C'est encore l'histoire douce-amère d'une trentenaire un peu délurée et désabuée... a priori rien de bien intéressant à se mettre sous la dent, puisque j'ai quand même l'impression qu'on a un peu fait le tour de ce genre de fictions qui peine quand même à se renouveler.
Mais, parce qu'il y a un mais, Fleabag a quelques qualités, notamment sa distribution, on va dire que ça joue plutôt bien, notamment l'actrice principale/scénariste : Phoebe Waller-Bridge. Disons qu'elle parvient avec ses nombreuses apostrophes et regards caméras à établir une connexion avec le spectateur, sans que ça paraisse forcément forcé ou artificiel. C'est mignon de la voir craquer sur un mec, ou bien dépérir à la suite d'une gaffe tout en commentant. Elle fait bien la moue, et c'est l'essentiel.
Par contre, je dirais, surtout dans la première saison, qu'il y a des problèmes d'écriture. On ne sait pas trop où tout ça veut aller, le rythme est assez haché, on passe du coq à l'âne et si la série parvient à être drôle en créant des situations plutôt cocasses, certains gags tombent un peu à plat (à cause d'un problème de rythme ou juste parce que c'est pas assez drôle). Disons que ça confirmait ma première impression ; c'est une série sur la trentaine, tout droit sortie d'un moule très contemporain où il faut parler de cul de manière explicite, sans jamais rien montrer... pour ne pas choquer... mais qui ne vole pas non plus forcément bien haut. C'est divertissant... voilà tout.
Mais la seconde saison amorce un tournant bien plus intéressant, cette fois on a un vrai fil rouge et ça s'ouvre sur un épisode qui se déroule en huis clos dans un restaurant, où tous les personnages sont réunis pour mieux se déchirer... comme dans une bonne pièce de théâtre. Là tout de suite on sent qu'on est passé à la qualité supérieur dans l'écriture. Peut-être que la pause entre la saison 1 et 2 a fait du bien et a permis de mûrir le projet et de faire quelque chose de ces personnages. Cet épisode est d'ailleurs le meilleur de la série.
La suite de la saison évitera la plupart des écueils de la première saison : notamment les flashbacks lourdingues, qui se font plus rares, plus discrets et moins lourdingues.
Et puis ses problèmes de cœurs sont plus intéressants que ses problèmes d'argent. Surtout que là, après l'avoir vu coucher avec tout le monde et n'aimer personne, on la voit aimer sans réussir à coucher, ça change... C'est toujours plus marrant d'avoir des histoires d'amour impossible avec deux personnages qui s'aiment s'aiment, plutôt qu'une liste de baises sans lendemain.

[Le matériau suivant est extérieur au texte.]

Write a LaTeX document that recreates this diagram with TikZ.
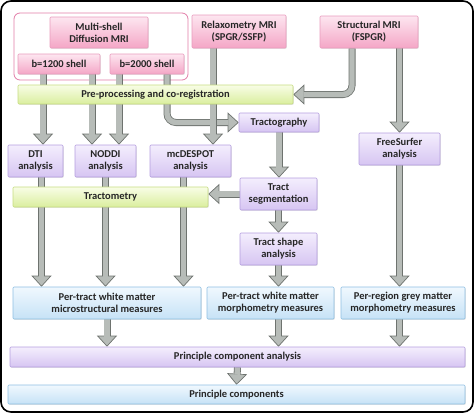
\documentclass[tikz,border=0pt]{standalone}
\usepackage{fontspec}
\setmainfont{Carlito}
\usetikzlibrary{arrows.meta,shadows}
\definecolor{pinkT}{HTML}{FDE6F0}
\definecolor{pinkB}{HTML}{F4A6C6}
\definecolor{pinkD}{HTML}{E99CBD}
\definecolor{grpD}{HTML}{E27DA8}
\definecolor{greenT}{HTML}{F8FDE6}
\definecolor{greenB}{HTML}{DAEE9E}
\definecolor{greenD}{HTML}{C6DC80}
\definecolor{purpT}{HTML}{F4EEFD}
\definecolor{purpB}{HTML}{D6C5F2}
\definecolor{purpD}{HTML}{B49EDF}
\definecolor{blueT}{HTML}{F0F8FE}
\definecolor{blueB}{HTML}{C6E2F6}
\definecolor{blueD}{HTML}{8EBFE2}
\definecolor{arrF}{HTML}{B7BCB8}
\definecolor{arrD}{HTML}{6E736F}
\definecolor{txt}{HTML}{262626}
\pgfdeclarelayer{bg}
\pgfdeclarelayer{arr}
\pgfsetlayers{bg,arr,main}
\tikzset{
  box/.style={rectangle,rounded corners=1pt,line width=0.6pt,align=center,inner sep=1pt,
    text=txt,font=\fontsize{10.5}{12}\selectfont\bfseries,
    drop shadow={opacity=0.2,shadow xshift=0.8pt,shadow yshift=-0.8pt}},
  pinkbox/.style={box,draw=pinkD,top color=pinkT,bottom color=pinkB},
  greenbar/.style={box,draw=greenD,top color=greenT,bottom color=greenB},
  purpbox/.style={box,draw=purpD,top color=purpT,bottom color=purpB},
  bluebox/.style={box,draw=blueD,top color=blueT,bottom color=blueB},
  group/.style={rectangle,rounded corners=6pt,draw=grpD,line width=0.8pt,fill=white},
  fatout/.style={line width=7pt,draw=arrD,-{Triangle[width=20pt,length=11pt,fill=arrF,line width=0.7pt]}},
  fatin/.style={line width=5.4pt,draw=arrF,shorten >=10pt}
}
\newcommand{\fatarrow}[1]{\draw[fatout] #1;\draw[fatin] #1;}
\begin{document}
\begin{tikzpicture}[x=1pt,y=-1pt]
\useasboundingbox (0,0) rectangle (474,413);
\draw[black,line width=1.6pt,rounded corners=10pt](1,1) rectangle (473,412);

\node[pinkbox,minimum width=98pt,minimum height=31pt](dmri) at (99,32.5){Multi-shell\\Diffusion MRI};
\node[pinkbox,minimum width=82pt,minimum height=20pt](bA) at (59,64){b=1200 shell};
\node[pinkbox,minimum width=74pt,minimum height=20pt](bB) at (147,64){b=2000 shell};
\node[pinkbox,minimum width=94pt,minimum height=33pt](relax) at (239,31.5){Relaxometry MRI\\(SPGR/SSFP)};
\node[pinkbox,minimum width=98pt,minimum height=32pt](struct) at (369,32){Structural MRI\\(FSPGR)};
\node[greenbar,minimum width=275pt,minimum height=19pt](prep) at (155.5,94.5){Pre-processing and co-registration};
\node[purpbox,minimum width=80pt,minimum height=19pt](tracto) at (279,122.5){Tractography};
\node[purpbox,minimum width=55pt,minimum height=32pt](dti) at (35.5,161){DTI\\analysis};
\node[purpbox,minimum width=61pt,minimum height=32pt](noddi) at (105.5,161){NODDI\\analysis};
\node[purpbox,minimum width=81pt,minimum height=32pt](mcd) at (190.5,161){mcDESPOT\\analysis};
\node[purpbox,minimum width=77pt,minimum height=32pt](tseg) at (278.5,194){Tract\\segmentation};
\node[greenbar,minimum width=195pt,minimum height=20pt](tmetry) at (110.5,197){Tractometry};
\node[purpbox,minimum width=77pt,minimum height=32pt](tshape) at (278.5,249){Tract shape\\analysis};
\node[purpbox,minimum width=81pt,minimum height=32pt](fs) at (399.5,149){FreeSurfer\\analysis};
\node[bluebox,minimum width=188pt,minimum height=32pt](micro) at (107,303){Per-tract white matter\\microstructural measures};
\node[bluebox,minimum width=127pt,minimum height=32pt](morph) at (270.5,303){Per-tract white matter\\morphometry measures};
\node[bluebox,minimum width=124pt,minimum height=32pt](grey) at (403,303){Per-region grey matter\\morphometry measures};
\node[purpbox,minimum width=455pt,minimum height=20pt](pca) at (237.5,357){Principle component analysis};
\node[bluebox,minimum width=457pt,minimum height=19pt](pc) at (236.5,394.5){Principle components};

\begin{pgfonlayer}{bg}
\node[group,minimum width=174pt,minimum height=67pt](dgroup) at (101,46.5){};
\end{pgfonlayer}

\begin{pgfonlayer}{arr}
\fatarrow{([xshift=-16pt]bA.south) -- ([xshift=-16pt]bA.south |- dti.north)}
\fatarrow{([xshift=33pt]bA.south) -- ([xshift=33pt]bA.south |- noddi.north)}
\fatarrow{([xshift=-28pt]bB.south) -- ([xshift=-28pt]bB.south |- noddi.north)}
\fatarrow{[rounded corners=9pt]([xshift=20pt]bB.south) |- (tracto.west)}
\fatarrow{([xshift=-26pt]relax.south) -- ([xshift=-26pt]relax.south |- mcd.north)}
\fatarrow{[rounded corners=9pt]([xshift=-17pt]struct.south) |- (prep.east)}
\fatarrow{(struct.south -| fs.north) -- (fs.north)}
\fatarrow{(tracto.south) -- (tracto.south |- tseg.north)}
\fatarrow{(tseg.west) -- (tseg.west -| tmetry.east)}
\fatarrow{(tseg.south) -- (tshape.north)}
\fatarrow{(tshape.south) -- (tshape.south |- morph.north)}
\fatarrow{(fs.south) -- (fs.south |- grey.north)}
\fatarrow{([xshift=6pt]dti.south) -- ([xshift=6pt]dti.south |- micro.north)}
\fatarrow{(noddi.south) -- (noddi.south |- micro.north)}
\fatarrow{([xshift=-7pt]mcd.south) -- ([xshift=-7pt]mcd.south |- micro.north)}
\fatarrow{(micro.south) -- (micro.south |- pca.north)}
\fatarrow{(morph.south -| tshape.south) -- (tshape.south |- pca.north)}
\fatarrow{(grey.south -| fs.south) -- (fs.south |- pca.north)}
\fatarrow{(pca.south) -- (pc.north)}
\end{pgfonlayer}
\end{tikzpicture}
\end{document}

Il y a du conflit interne chez les personnages, et c'est toujours stimulant, surtout lorsqu'ils sont plutôt bien écrits, et que leurs dilemmes vont rappeler ceux de Léon Morin ou de La loi du Silence. Disons que la série a de bonnes références sur lesquelles s'appuyer pour faire quelque chose de bien.
Elle arrive à tirer quelque chose de très mélancolique de cette fille paumée qui essaye de corrompre sexuellement un prêtre.
Et en fait avec ça, la série touche quelque chose d'universel et de réellement touchant, à savoir l'histoire d'amour impossible. Deux personnes qui s'aiment, mais dont l'histoire n'est pas possible. Le faire un avec un curé, fonctionne d'autant mieux que contrairement à un homme marié qui pourrait quitter sa femme, prendre une maîtresse ou que sais-je, là, le dilemme est plus d'ordre spirituel et n'a pas besoin d'avoir une résolution rationnelle. D'ailleurs on note que le dilemme de sa sœur, beaucoup plus simple est quant à lui résolu de la manière la plus rationnelle qui soit.
Je trouve toujours ça bien lorsqu'une œuvre parvient à être juste et à parler à son spectateur, même s'il est finalement très éloigné du sociotype du personnage.
N'en déplaise à certaines, être représenté dans une œuvre de fiction c'est avant tout raconter quelque chose de juste au spectateur qui va le toucher intimement, le reste n'est que jérémiades twitteresques.
Et je dois avouer que le final arrive à toucher, à partager sa mélancolie et sa douce amertume. C'est toujours agréable.